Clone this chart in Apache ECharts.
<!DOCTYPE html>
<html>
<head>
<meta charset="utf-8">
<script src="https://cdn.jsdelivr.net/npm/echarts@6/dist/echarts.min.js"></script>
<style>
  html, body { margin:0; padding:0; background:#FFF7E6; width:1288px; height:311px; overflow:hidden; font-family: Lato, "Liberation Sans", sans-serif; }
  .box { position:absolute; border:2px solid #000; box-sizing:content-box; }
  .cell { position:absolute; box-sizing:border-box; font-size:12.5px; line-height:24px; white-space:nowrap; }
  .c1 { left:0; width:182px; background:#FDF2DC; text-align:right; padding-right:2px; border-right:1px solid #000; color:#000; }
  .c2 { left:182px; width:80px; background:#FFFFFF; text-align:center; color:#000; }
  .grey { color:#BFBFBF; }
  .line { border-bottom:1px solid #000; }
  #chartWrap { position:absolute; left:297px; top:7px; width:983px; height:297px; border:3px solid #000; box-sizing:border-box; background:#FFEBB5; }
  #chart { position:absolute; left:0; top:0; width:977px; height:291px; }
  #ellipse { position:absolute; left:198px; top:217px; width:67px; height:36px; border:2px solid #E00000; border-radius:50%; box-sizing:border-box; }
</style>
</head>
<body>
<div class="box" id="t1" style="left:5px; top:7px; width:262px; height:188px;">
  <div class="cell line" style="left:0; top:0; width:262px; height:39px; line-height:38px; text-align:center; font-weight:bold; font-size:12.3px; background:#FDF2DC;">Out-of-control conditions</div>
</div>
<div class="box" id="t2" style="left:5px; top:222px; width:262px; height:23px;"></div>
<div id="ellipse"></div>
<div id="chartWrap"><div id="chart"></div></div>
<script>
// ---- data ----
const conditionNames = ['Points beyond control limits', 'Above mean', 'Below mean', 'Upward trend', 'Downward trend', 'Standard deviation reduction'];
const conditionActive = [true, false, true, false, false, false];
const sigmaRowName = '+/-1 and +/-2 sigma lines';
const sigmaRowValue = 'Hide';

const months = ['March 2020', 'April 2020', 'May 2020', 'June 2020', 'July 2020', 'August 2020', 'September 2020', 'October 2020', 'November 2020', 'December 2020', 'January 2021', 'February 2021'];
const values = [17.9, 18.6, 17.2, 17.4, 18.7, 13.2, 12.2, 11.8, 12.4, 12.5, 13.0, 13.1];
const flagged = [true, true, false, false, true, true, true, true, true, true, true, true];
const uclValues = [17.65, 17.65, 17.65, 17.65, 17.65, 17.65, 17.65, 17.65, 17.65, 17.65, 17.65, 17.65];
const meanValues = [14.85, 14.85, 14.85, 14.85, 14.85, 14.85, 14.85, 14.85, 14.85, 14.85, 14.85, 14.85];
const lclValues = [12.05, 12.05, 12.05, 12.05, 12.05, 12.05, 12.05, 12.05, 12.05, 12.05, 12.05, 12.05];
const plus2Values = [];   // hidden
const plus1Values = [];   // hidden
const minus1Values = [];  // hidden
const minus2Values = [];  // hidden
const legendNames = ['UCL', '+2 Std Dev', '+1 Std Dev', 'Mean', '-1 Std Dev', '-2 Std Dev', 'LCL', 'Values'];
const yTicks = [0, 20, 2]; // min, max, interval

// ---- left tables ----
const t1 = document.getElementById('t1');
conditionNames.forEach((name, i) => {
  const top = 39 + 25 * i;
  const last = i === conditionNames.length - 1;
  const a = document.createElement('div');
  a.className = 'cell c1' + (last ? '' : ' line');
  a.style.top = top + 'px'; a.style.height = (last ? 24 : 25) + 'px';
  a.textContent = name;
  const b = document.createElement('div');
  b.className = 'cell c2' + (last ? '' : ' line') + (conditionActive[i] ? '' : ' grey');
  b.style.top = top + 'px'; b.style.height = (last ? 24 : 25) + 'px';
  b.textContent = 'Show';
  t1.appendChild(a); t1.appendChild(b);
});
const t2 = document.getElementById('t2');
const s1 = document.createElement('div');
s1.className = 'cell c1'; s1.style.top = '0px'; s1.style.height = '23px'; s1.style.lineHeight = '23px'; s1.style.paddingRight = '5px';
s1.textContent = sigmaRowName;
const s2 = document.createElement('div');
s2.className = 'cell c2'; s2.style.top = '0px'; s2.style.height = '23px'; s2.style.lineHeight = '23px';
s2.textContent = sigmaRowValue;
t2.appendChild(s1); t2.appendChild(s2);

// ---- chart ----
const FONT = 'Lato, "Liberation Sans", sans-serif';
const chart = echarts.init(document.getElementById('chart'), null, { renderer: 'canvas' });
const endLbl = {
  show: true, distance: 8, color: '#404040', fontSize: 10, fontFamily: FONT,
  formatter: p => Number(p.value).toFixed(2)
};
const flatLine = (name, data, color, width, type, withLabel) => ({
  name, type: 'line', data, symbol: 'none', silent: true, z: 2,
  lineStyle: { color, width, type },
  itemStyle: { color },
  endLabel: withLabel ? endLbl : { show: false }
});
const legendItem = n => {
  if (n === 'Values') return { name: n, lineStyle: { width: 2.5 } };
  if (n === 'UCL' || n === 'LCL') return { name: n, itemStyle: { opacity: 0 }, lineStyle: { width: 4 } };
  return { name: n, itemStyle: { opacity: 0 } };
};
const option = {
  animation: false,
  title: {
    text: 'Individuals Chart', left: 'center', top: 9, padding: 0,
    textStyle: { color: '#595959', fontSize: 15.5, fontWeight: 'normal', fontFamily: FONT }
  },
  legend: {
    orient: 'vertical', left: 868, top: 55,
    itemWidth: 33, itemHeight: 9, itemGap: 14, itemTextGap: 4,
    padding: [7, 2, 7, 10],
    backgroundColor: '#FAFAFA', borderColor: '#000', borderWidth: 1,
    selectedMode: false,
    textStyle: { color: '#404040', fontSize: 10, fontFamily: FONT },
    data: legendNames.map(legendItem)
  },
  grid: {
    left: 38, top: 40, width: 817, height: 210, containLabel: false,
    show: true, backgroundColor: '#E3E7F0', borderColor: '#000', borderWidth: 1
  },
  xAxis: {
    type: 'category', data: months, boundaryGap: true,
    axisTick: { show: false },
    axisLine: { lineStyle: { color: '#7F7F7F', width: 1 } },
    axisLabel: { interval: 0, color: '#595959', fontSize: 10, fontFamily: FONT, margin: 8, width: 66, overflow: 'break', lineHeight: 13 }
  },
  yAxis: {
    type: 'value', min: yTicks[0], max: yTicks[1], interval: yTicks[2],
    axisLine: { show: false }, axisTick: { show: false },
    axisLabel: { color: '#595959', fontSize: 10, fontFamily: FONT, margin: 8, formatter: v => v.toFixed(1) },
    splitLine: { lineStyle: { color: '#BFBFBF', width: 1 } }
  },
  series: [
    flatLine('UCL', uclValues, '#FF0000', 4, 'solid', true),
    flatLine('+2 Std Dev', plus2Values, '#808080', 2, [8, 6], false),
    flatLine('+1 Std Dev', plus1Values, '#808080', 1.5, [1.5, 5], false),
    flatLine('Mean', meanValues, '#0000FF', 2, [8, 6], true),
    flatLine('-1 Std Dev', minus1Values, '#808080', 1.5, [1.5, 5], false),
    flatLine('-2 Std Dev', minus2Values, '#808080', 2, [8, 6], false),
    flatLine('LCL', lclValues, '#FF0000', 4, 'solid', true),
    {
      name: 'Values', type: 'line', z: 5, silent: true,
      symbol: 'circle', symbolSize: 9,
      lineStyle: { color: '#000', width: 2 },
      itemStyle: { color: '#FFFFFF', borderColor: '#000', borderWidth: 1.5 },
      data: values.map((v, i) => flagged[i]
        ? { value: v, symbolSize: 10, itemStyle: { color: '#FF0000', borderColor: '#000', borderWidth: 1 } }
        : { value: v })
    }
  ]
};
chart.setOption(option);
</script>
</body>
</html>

§ PROBLEM DETAILS:
Extract all of the data above without altering anything.

§ CORRECT RESPONSE:
Clone this chart in Apache ECharts.
<!DOCTYPE html>
<html>
<head>
<meta charset="utf-8">
<script src="https://cdn.jsdelivr.net/npm/echarts@6/dist/echarts.min.js"></script>
<style>
  html, body { margin:0; padding:0; background:#FFF7E6; width:1288px; height:311px; overflow:hidden; font-family: Lato, "Liberation Sans", sans-serif; }
  .box { position:absolute; border:2px solid #000; box-sizing:content-box; }
  .cell { position:absolute; box-sizing:border-box; font-size:12.5px; line-height:24px; white-space:nowrap; }
  .c1 { left:0; width:182px; background:#FDF2DC; text-align:right; padding-right:2px; border-right:1px solid #000; color:#000; }
  .c2 { left:182px; width:80px; background:#FFFFFF; text-align:center; color:#000; }
  .grey { color:#BFBFBF; }
  .line { border-bottom:1px solid #000; }
  #chartWrap { position:absolute; left:297px; top:7px; width:983px; height:297px; border:3px solid #000; box-sizing:border-box; background:#FFEBB5; }
  #chart { position:absolute; left:0; top:0; width:977px; height:291px; }
  #ellipse { position:absolute; left:198px; top:217px; width:67px; height:36px; border:2px solid #E00000; border-radius:50%; box-sizing:border-box; }
</style>
</head>
<body>
<div class="box" id="t1" style="left:5px; top:7px; width:262px; height:188px;">
  <div class="cell line" style="left:0; top:0; width:262px; height:39px; line-height:38px; text-align:center; font-weight:bold; font-size:12.3px; background:#FDF2DC;">Out-of-control conditions</div>
</div>
<div class="box" id="t2" style="left:5px; top:222px; width:262px; height:23px;"></div>
<div id="ellipse"></div>
<div id="chartWrap"><div id="chart"></div></div>
<script>
// ---- data ----
const conditionNames = ['Points beyond control limits', 'Above mean', 'Below mean', 'Upward trend', 'Downward trend', 'Standard deviation reduction'];
const conditionActive = [true, false, true, false, false, false];
const sigmaRowName = '+/-1 and +/-2 sigma lines';
const sigmaRowValue = 'Hide';

const months = ['March 2020', 'April 2020', 'May 2020', 'June 2020', 'July 2020', 'August 2020', 'September 2020', 'October 2020', 'November 2020', 'December 2020', 'January 2021', 'February 2021'];
const values = [17.9, 18.6, 17.2, 17.4, 18.7, 13.2, 12.2, 11.8, 12.4, 12.5, 13.0, 13.1];
const flagged = [true, true, false, false, true, true, true, true, true, true, true, true];
const uclValues = [17.65, 17.65, 17.65, 17.65, 17.65, 17.65, 17.65, 17.65, 17.65, 17.65, 17.65, 17.65];
const meanValues = [14.85, 14.85, 14.85, 14.85, 14.85, 14.85, 14.85, 14.85, 14.85, 14.85, 14.85, 14.85];
const lclValues = [12.05, 12.05, 12.05, 12.05, 12.05, 12.05, 12.05, 12.05, 12.05, 12.05, 12.05, 12.05];
const plus2Values = [];   // hidden
const plus1Values = [];   // hidden
const minus1Values = [];  // hidden
const minus2Values = [];  // hidden
const legendNames = ['UCL', '+2 Std Dev', '+1 Std Dev', 'Mean', '-1 Std Dev', '-2 Std Dev', 'LCL', 'Values'];
const yTicks = [0, 20, 2]; // min, max, interval

// ---- left tables ----
const t1 = document.getElementById('t1');
conditionNames.forEach((name, i) => {
  const top = 39 + 25 * i;
  const last = i === conditionNames.length - 1;
  const a = document.createElement('div');
  a.className = 'cell c1' + (last ? '' : ' line');
  a.style.top = top + 'px'; a.style.height = (last ? 24 : 25) + 'px';
  a.textContent = name;
  const b = document.createElement('div');
  b.className = 'cell c2' + (last ? '' : ' line') + (conditionActive[i] ? '' : ' grey');
  b.style.top = top + 'px'; b.style.height = (last ? 24 : 25) + 'px';
  b.textContent = 'Show';
  t1.appendChild(a); t1.appendChild(b);
});
const t2 = document.getElementById('t2');
const s1 = document.createElement('div');
s1.className = 'cell c1'; s1.style.top = '0px'; s1.style.height = '23px'; s1.style.lineHeight = '23px'; s1.style.paddingRight = '5px';
s1.textContent = sigmaRowName;
const s2 = document.createElement('div');
s2.className = 'cell c2'; s2.style.top = '0px'; s2.style.height = '23px'; s2.style.lineHeight = '23px';
s2.textContent = sigmaRowValue;
t2.appendChild(s1); t2.appendChild(s2);

// ---- chart ----
const FONT = 'Lato, "Liberation Sans", sans-serif';
const chart = echarts.init(document.getElementById('chart'), null, { renderer: 'canvas' });
const endLbl = {
  show: true, distance: 8, color: '#404040', fontSize: 10, fontFamily: FONT,
  formatter: p => Number(p.value).toFixed(2)
};
const flatLine = (name, data, color, width, type, withLabel) => ({
  name, type: 'line', data, symbol: 'none', silent: true, z: 2,
  lineStyle: { color, width, type },
  itemStyle: { color },
  endLabel: withLabel ? endLbl : { show: false }
});
const legendItem = n => {
  if (n === 'Values') return { name: n, lineStyle: { width: 2.5 } };
  if (n === 'UCL' || n === 'LCL') return { name: n, itemStyle: { opacity: 0 }, lineStyle: { width: 4 } };
  return { name: n, itemStyle: { opacity: 0 } };
};
const option = {
  animation: false,
  title: {
    text: 'Individuals Chart', left: 'center', top: 9, padding: 0,
    textStyle: { color: '#595959', fontSize: 15.5, fontWeight: 'normal', fontFamily: FONT }
  },
  legend: {
    orient: 'vertical', left: 868, top: 55,
    itemWidth: 33, itemHeight: 9, itemGap: 14, itemTextGap: 4,
    padding: [7, 2, 7, 10],
    backgroundColor: '#FAFAFA', borderColor: '#000', borderWidth: 1,
    selectedMode: false,
    textStyle: { color: '#404040', fontSize: 10, fontFamily: FONT },
    data: legendNames.map(legendItem)
  },
  grid: {
    left: 38, top: 40, width: 817, height: 210, containLabel: false,
    show: true, backgroundColor: '#E3E7F0', borderColor: '#000', borderWidth: 1
  },
  xAxis: {
    type: 'category', data: months, boundaryGap: true,
    axisTick: { show: false },
    axisLine: { lineStyle: { color: '#7F7F7F', width: 1 } },
    axisLabel: { interval: 0, color: '#595959', fontSize: 10, fontFamily: FONT, margin: 8, width: 66, overflow: 'break', lineHeight: 13 }
  },
  yAxis: {
    type: 'value', min: yTicks[0], max: yTicks[1], interval: yTicks[2],
    axisLine: { show: false }, axisTick: { show: false },
    axisLabel: { color: '#595959', fontSize: 10, fontFamily: FONT, margin: 8, formatter: v => v.toFixed(1) },
    splitLine: { lineStyle: { color: '#BFBFBF', width: 1 } }
  },
  series: [
    flatLine('UCL', uclValues, '#FF0000', 4, 'solid', true),
    flatLine('+2 Std Dev', plus2Values, '#808080', 2, [8, 6], false),
    flatLine('+1 Std Dev', plus1Values, '#808080', 1.5, [1.5, 5], false),
    flatLine('Mean', meanValues, '#0000FF', 2, [8, 6], true),
    flatLine('-1 Std Dev', minus1Values, '#808080', 1.5, [1.5, 5], false),
    flatLine('-2 Std Dev', minus2Values, '#808080', 2, [8, 6], false),
    flatLine('LCL', lclValues, '#FF0000', 4, 'solid', true),
    {
      name: 'Values', type: 'line', z: 5, silent: true,
      symbol: 'circle', symbolSize: 9,
      lineStyle: { color: '#000', width: 2 },
      itemStyle: { color: '#FFFFFF', borderColor: '#000', borderWidth: 1.5 },
      data: values.map((v, i) => flagged[i]
        ? { value: v, symbolSize: 10, itemStyle: { color: '#FF0000', borderColor: '#000', borderWidth: 1 } }
        : { value: v })
    }
  ]
};
chart.setOption(option);
</script>
</body>
</html>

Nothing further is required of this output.